Secrets to a Perfect Wastewater Software Cost Analysis
- The Mistake I Still See People Make: Ignoring “Soft Costs”. The biggest soft cost is your team’s time. How many hours will your plant manager, IT staff, and technicians spend on implementation meetings and training sessions? That time is a real business expense. Factor it into your ROI calculation as part of the initial investment.
- The Perpetual vs. SaaS Blind Spot. A perpetual license feels cheaper because it’s a one-time fee, but don’t forget the mandatory 20% annual maintenance fee. After 5 years, you’ve paid for the license twice! SaaS looks more expensive annually, but it includes support, hosting, and updates, offering more predictable budgeting. Always, always compare the 5-Year TCO.

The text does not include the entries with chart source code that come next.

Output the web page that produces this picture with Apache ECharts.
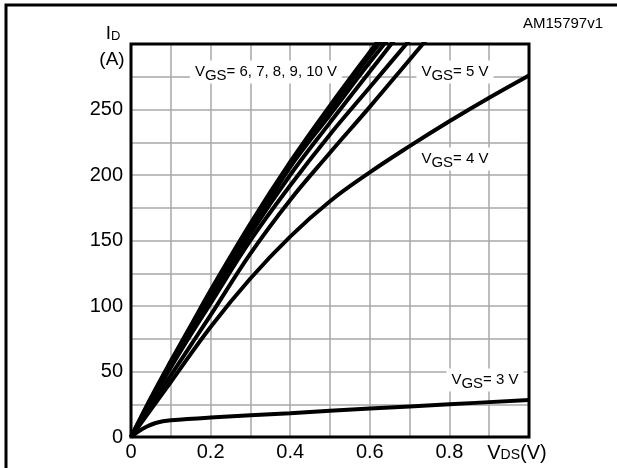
<!DOCTYPE html>
<html>
<head>
<meta charset="utf-8">
<script src="https://cdn.jsdelivr.net/npm/echarts@6/dist/echarts.min.js"></script>
<style>
  html, body { margin: 0; padding: 0; background: #fff; }
  #main { width: 617px; height: 468px; }
</style>
</head>
<body>
<div id="main"></div>
<script>
// output characteristics, ID (A) vs VDS (V)
var vgs3  = [[0,0],[0.02,4.5],[0.04,8],[0.06,10.5],[0.08,12],[0.1,12.8],[0.2,14.8],[0.4,18.2],[0.6,21.7],[0.8,25],[1.0,28.2]];
var vgs4  = [[0,0],[0.1,42],[0.2,84],[0.3,121],[0.4,153],[0.5,180],[0.6,202],[0.7,222],[0.8,241],[0.9,259],[1.0,276]];
var vgs5  = [[0,0],[0.05,24],[0.1,47],[0.15,70],[0.2,93],[0.3,140],[0.4,181],[0.5,217],[0.6,252],[0.7,288],[0.75,306]];
var vgs6  = [[0,0],[0.05,27],[0.1,53],[0.15,78],[0.2,102],[0.3,150],[0.4,192],[0.5,231],[0.6,267],[0.7,303]];
var vgs7  = [[0,0],[0.05,28],[0.1,55],[0.15,80],[0.2,105],[0.3,155],[0.4,200],[0.5,240],[0.6,279],[0.7,318]];
var vgs8  = [[0,0],[0.05,28],[0.1,56],[0.15,82],[0.2,108],[0.3,157],[0.4,206],[0.5,246],[0.6,286],[0.7,324]];
var vgs9  = [[0,0],[0.05,29],[0.1,57],[0.15,84],[0.2,110],[0.3,160],[0.4,208],[0.5,250],[0.6,291],[0.65,310]];
var vgs10 = [[0,0],[0.05,30],[0.1,58],[0.15,85],[0.2,112],[0.3,163],[0.4,210],[0.5,253],[0.6,294],[0.65,314]];

var curves = [vgs3, vgs4, vgs5, vgs6, vgs7, vgs8, vgs9, vgs10];
var curveNames = ['3 V', '4 V', '5 V', '6 V', '7 V', '8 V', '9 V', '10 V'];

var myChart = echarts.init(document.getElementById('main'));

var font = 'Liberation Sans, Arial, sans-serif';
var gridColor = '#a8a8a8';

// little helper for the "VGS= ..." labels
function vgsLabel(txt, x, y) {
    return {
        type: 'text', x: x, y: y, z: 10,
        style: {
            text: '{v|V}{s|GS}{t|' + txt + '}',
            align: 'center', verticalAlign: 'middle',
            backgroundColor: '#fff',
            padding: [0, 5, 0, 5],
            rich: {
                v: { fontSize: 15, fontFamily: font, fill: '#000' },
                s: { fontSize: 15, fontFamily: font, fill: '#000', padding: [8, 0, 0, 0] },
                t: { fontSize: 15, fontFamily: font, fill: '#000' }
            }
        }
    };
}

var series = [];
for (var i = 0; i < curves.length; i++) {
    series.push({
        name: curveNames[i],
        type: 'line',
        data: curves[i],
        smooth: 0.4,
        symbol: 'none',
        clip: true,
        lineStyle: { color: '#000', width: 4 }
    });
}

option = {
    animation: false,
    backgroundColor: '#fff',
    grid: {
        left: 131, top: 44, right: 88, bottom: 31,
        show: true, z: 3,
        borderColor: '#000', borderWidth: 3,
        backgroundColor: 'transparent'
    },
    xAxis: {
        type: 'value',
        min: 0, max: 1, interval: 0.2,
        axisLine: { show: false },
        axisTick: { show: false },
        axisLabel: {
            showMaxLabel: false,
            margin: 5,
            color: '#000', fontSize: 20, fontFamily: font
        },
        splitLine: { lineStyle: { color: gridColor, width: 1.5 } },
        minorTick: { show: false, splitNumber: 2 },
        minorSplitLine: { show: true, lineStyle: { color: gridColor, width: 1.5 } }
    },
    yAxis: {
        type: 'value',
        min: 0, max: 300, interval: 50,
        axisLine: { show: false },
        axisTick: { show: false },
        axisLabel: {
            showMaxLabel: false,
            margin: 8,
            color: '#000', fontSize: 20, fontFamily: font
        },
        splitLine: { lineStyle: { color: gridColor, width: 1.5 } },
        minorTick: { show: false, splitNumber: 2 },
        minorSplitLine: { show: true, lineStyle: { color: gridColor, width: 1.5 } }
    },
    graphic: [
        // outer frame (top and left only)
        {
            type: 'polyline', z: 10,
            shape: { points: [[6, 468], [6, 5], [617, 5]] },
            style: { stroke: '#000', lineWidth: 3, fill: null }
        },
        {
            type: 'text', x: 603, y: 24, z: 10,
            style: { text: 'AM15797v1', align: 'right', verticalAlign: 'middle',
                     font: '15px ' + font, fill: '#000' }
        },
        {
            type: 'text', x: 113, y: 34, z: 10,
            style: {
                text: '{a|I}{b|D}', align: 'center', verticalAlign: 'middle',
                rich: {
                    a: { fontSize: 19, fontFamily: font, fill: '#000' },
                    b: { fontSize: 13, fontFamily: font, fill: '#000', padding: [4, 0, 0, 0] }
                }
            }
        },
        {
            type: 'text', x: 112, y: 60, z: 10,
            style: { text: '(A)', align: 'center', verticalAlign: 'middle',
                     font: '19px ' + font, fill: '#000' }
        },
        {
            type: 'text', x: 517, y: 453, z: 10,
            style: {
                text: '{a|V}{b|DS}{a|(V)}', align: 'center', verticalAlign: 'middle',
                rich: {
                    a: { fontSize: 20, fontFamily: font, fill: '#000' },
                    b: { fontSize: 14, fontFamily: font, fill: '#000', padding: [4, 0, 0, 0] }
                }
            }
        },
        vgsLabel('= 6, 7, 8, 9, 10 V', 266, 72),
        vgsLabel('= 5 V', 455, 72),
        vgsLabel('= 4 V', 455, 159),
        vgsLabel('= 3 V', 485, 380)
    ],
    series: series
};

myChart.setOption(option);
</script>
</body>
</html>
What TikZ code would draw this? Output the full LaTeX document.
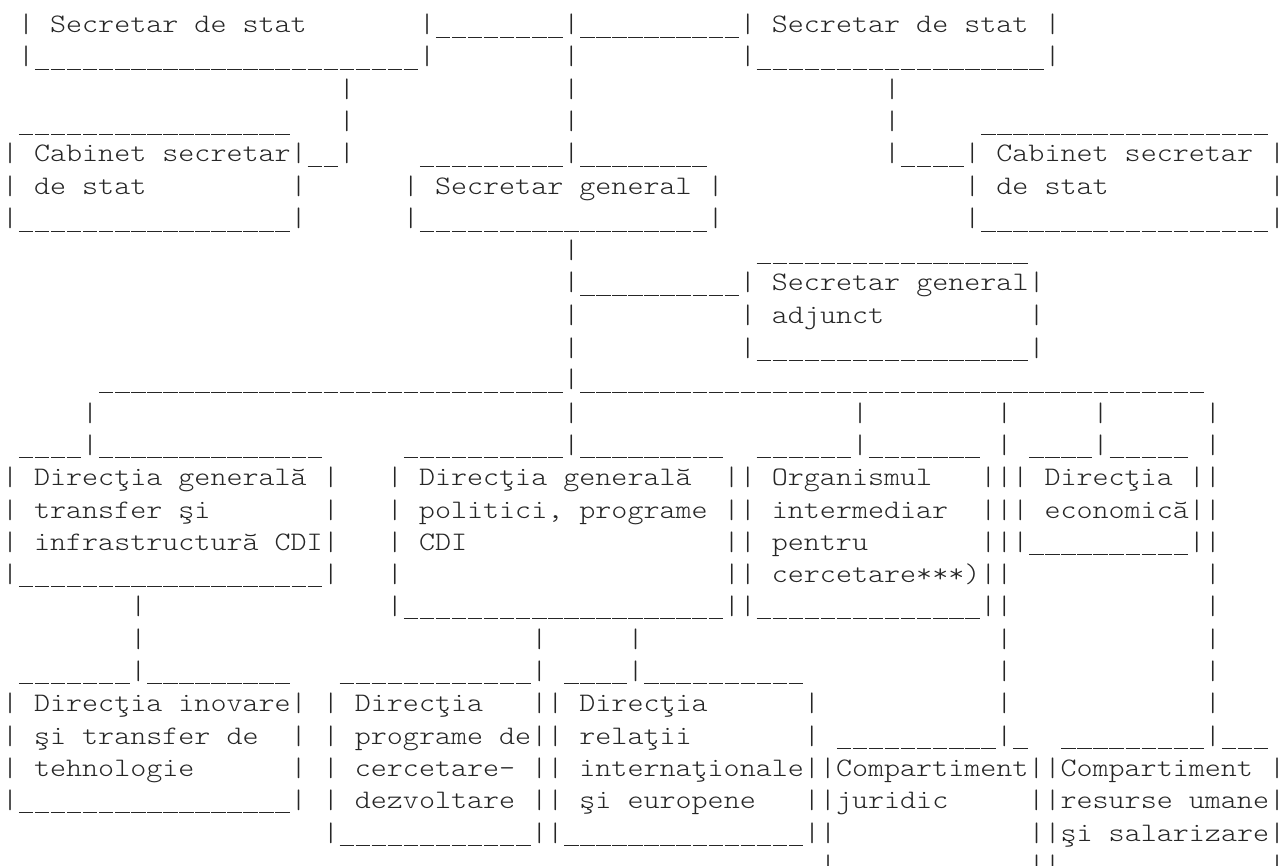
\documentclass[tikz,border=0pt]{standalone}
\usepackage{fontspec}
\newfontfamily\asciifont{lmmonolt10-regular}[Extension=.otf, FakeStretch=1.1429]
\ExplSyntaxOn
\NewDocumentCommand\undr{m}{\prg_replicate:nn{#1}{\kern0.8pt\rule[-5pt]{14.44pt}{1pt}\kern0.8pt}}
\NewDocumentCommand\blnk{m}{\prg_replicate:nn{#1}{\nobreakspace}}
\ExplSyntaxOff
\newcommand\edge{\kern-4pt}
\tikzset{asciirow/.style={anchor=base west, inner sep=0pt, outer sep=0pt,
  font=\asciifont\fontsize{26.73}{32}\selectfont, text=black!85}}
\newcommand\Row[3]{\node[asciirow] (r#1) at ({2+16.04*#2},{-33-round(32.3*(#1-1))}) {#3};}
\begin{document}
\begin{tikzpicture}[x=1pt,y=1pt]
\useasboundingbox (0,0) rectangle (1282,-866);
\Row{1}{1}{|~Secretar~de~stat\blnk{7}|\undr{8}|\undr{10}|~Secretar~de~stat~|}
\Row{2}{1}{|\undr{24}|\blnk{8}|\blnk{10}|\undr{18}|}
\Row{3}{21}{|\blnk{13}|\blnk{19}|}
\Row{4}{1}{\undr{17}\blnk{3}|\blnk{13}|\blnk{19}|\blnk{5}\undr{18}}
\Row{5}{0}{|~Cabinet~secretar|\undr{2}|\blnk{4}\undr{9}|\undr{8}\blnk{11}|\undr{4}|~Cabinet~secretar~|\edge}
\Row{6}{0}{|~de~stat\blnk{9}|\blnk{6}|~Secretar~general~|\blnk{15}|~de~stat\blnk{10}|\edge}
\Row{7}{0}{|\undr{17}|\blnk{6}|\undr{18}|\blnk{15}|\undr{18}|\edge}
\Row{8}{35}{|\blnk{11}\undr{17}}
\Row{9}{35}{|\undr{10}|~Secretar~general|}
\Row{10}{35}{|\blnk{10}|~adjunct\blnk{9}|}
\Row{11}{35}{|\blnk{10}|\undr{17}|}
\Row{12}{6}{\undr{29}|\undr{39}}
\Row{13}{5}{|\blnk{29}|\blnk{17}|\blnk{8}|\blnk{5}|\blnk{6}|}
\Row{14}{1}{\undr{4}|\undr{14}\blnk{5}\undr{10}|\undr{9}\blnk{2}\undr{6}|\undr{7}~|~\undr{4}|\undr{5}~|}
\Row{15}{0}{|~Direcţia~generală~|\blnk{3}|~Direcţia~generală\blnk{2}||~Organismul\blnk{3}|||~Direcţia~||}
\Row{16}{0}{|~transfer~şi\blnk{7}|\blnk{3}|~politici,~programe~||~intermediar\blnk{2}|||~economică||}
\Row{17}{0}{|~infrastructură~CDI|\blnk{3}|~CDI\blnk{16}||~pentru\blnk{7}|||\undr{10}||}
\Row{18}{0}{|\undr{19}|\blnk{3}|\blnk{20}||~cercetare***)||\blnk{12}|}
\Row{19}{8}{|\blnk{15}|\undr{20}||\undr{14}||\blnk{12}|}
\Row{20}{8}{|\blnk{24}|\blnk{5}|\blnk{22}|\blnk{12}|}
\Row{21}{1}{\undr{7}|\undr{9}\blnk{3}\undr{12}|~\undr{4}|\undr{10}\blnk{12}|\blnk{12}|}
\Row{22}{0}{|~Direcţia~inovare|~|~Direcţia\blnk{3}||~Direcţia\blnk{6}|\blnk{11}|\blnk{12}|}
\Row{23}{0}{|~şi~transfer~de\blnk{2}|~|~programe~de||~relaţii\blnk{7}|~\undr{10}|\undr{1}\blnk{2}\undr{9}|\undr{3}}
\Row{24}{0}{|~tehnologie\blnk{6}|~|~cercetare-~||~internaţionale||Compartiment||Compartiment~|\edge}
\Row{25}{0}{|\undr{17}|~|~dezvoltare~||~şi~europene\blnk{3}||juridic\blnk{5}||resurse~umane|\edge}
\Row{26}{20}{|\undr{12}||\undr{15}||\blnk{12}||şi~salarizare|\edge}
\Row{27}{51}{|\blnk{12}||\blnk{13}|\edge}
\end{tikzpicture}
\end{document}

- Ask About Their “À La Carte” Menu. During the sales demo, ask this specific question: “Which of the features you just showed me are part of the standard package, and which are paid add-on modules?” Salespeople love to demo the fully-loaded “sports car” version. You need to know if your quote is for the base model or the premium edition.
- How to “Store” Your Analysis. Document your TCO calculations for all vendors in a simple spreadsheet. Present this to your decision-makers. It turns a subjective “I like this one” decision into an objective, data-driven one. Revisit this analysis annually to ensure your chosen vendor is still meeting your budget and ROI expectations.
Frequently Asked Questions
What is the biggest hidden cost of wastewater maintenance software?
The two biggest hidden costs are almost always data migration and employee training. A difficult data migration can cause massive delays and require expensive specialist consultants, while poor training leads to low user adoption, rendering the software useless.
Is a SaaS subscription or a one-time license cheaper?
A one-time perpetual license typically has a higher initial cost but lower annual fees, while SaaS (Software-as-a-Service) has a low initial cost but ongoing subscription fees. To determine which is truly cheaper, you must calculate and compare the 5-year Total Cost of Ownership (TCO) for both models.
How do I calculate the ROI for this type of software?
Calculate ROI by estimating the financial value of the benefits (e.g., money saved from reduced equipment failures, lower overtime labor costs, avoided regulatory fines) and dividing it by the Total Cost of Ownership. This shows how quickly the system will pay for itself.
Do I need to budget for hardware upgrades?
It’s critical to check. For a cloud-based (SaaS) solution, you’ll mainly need reliable internet and modern web browsers. For a self-hosted (on-premise) solution, you must confirm your servers meet the vendor’s minimum requirements for processing power, RAM, and storage, and budget for upgrades if they don’t.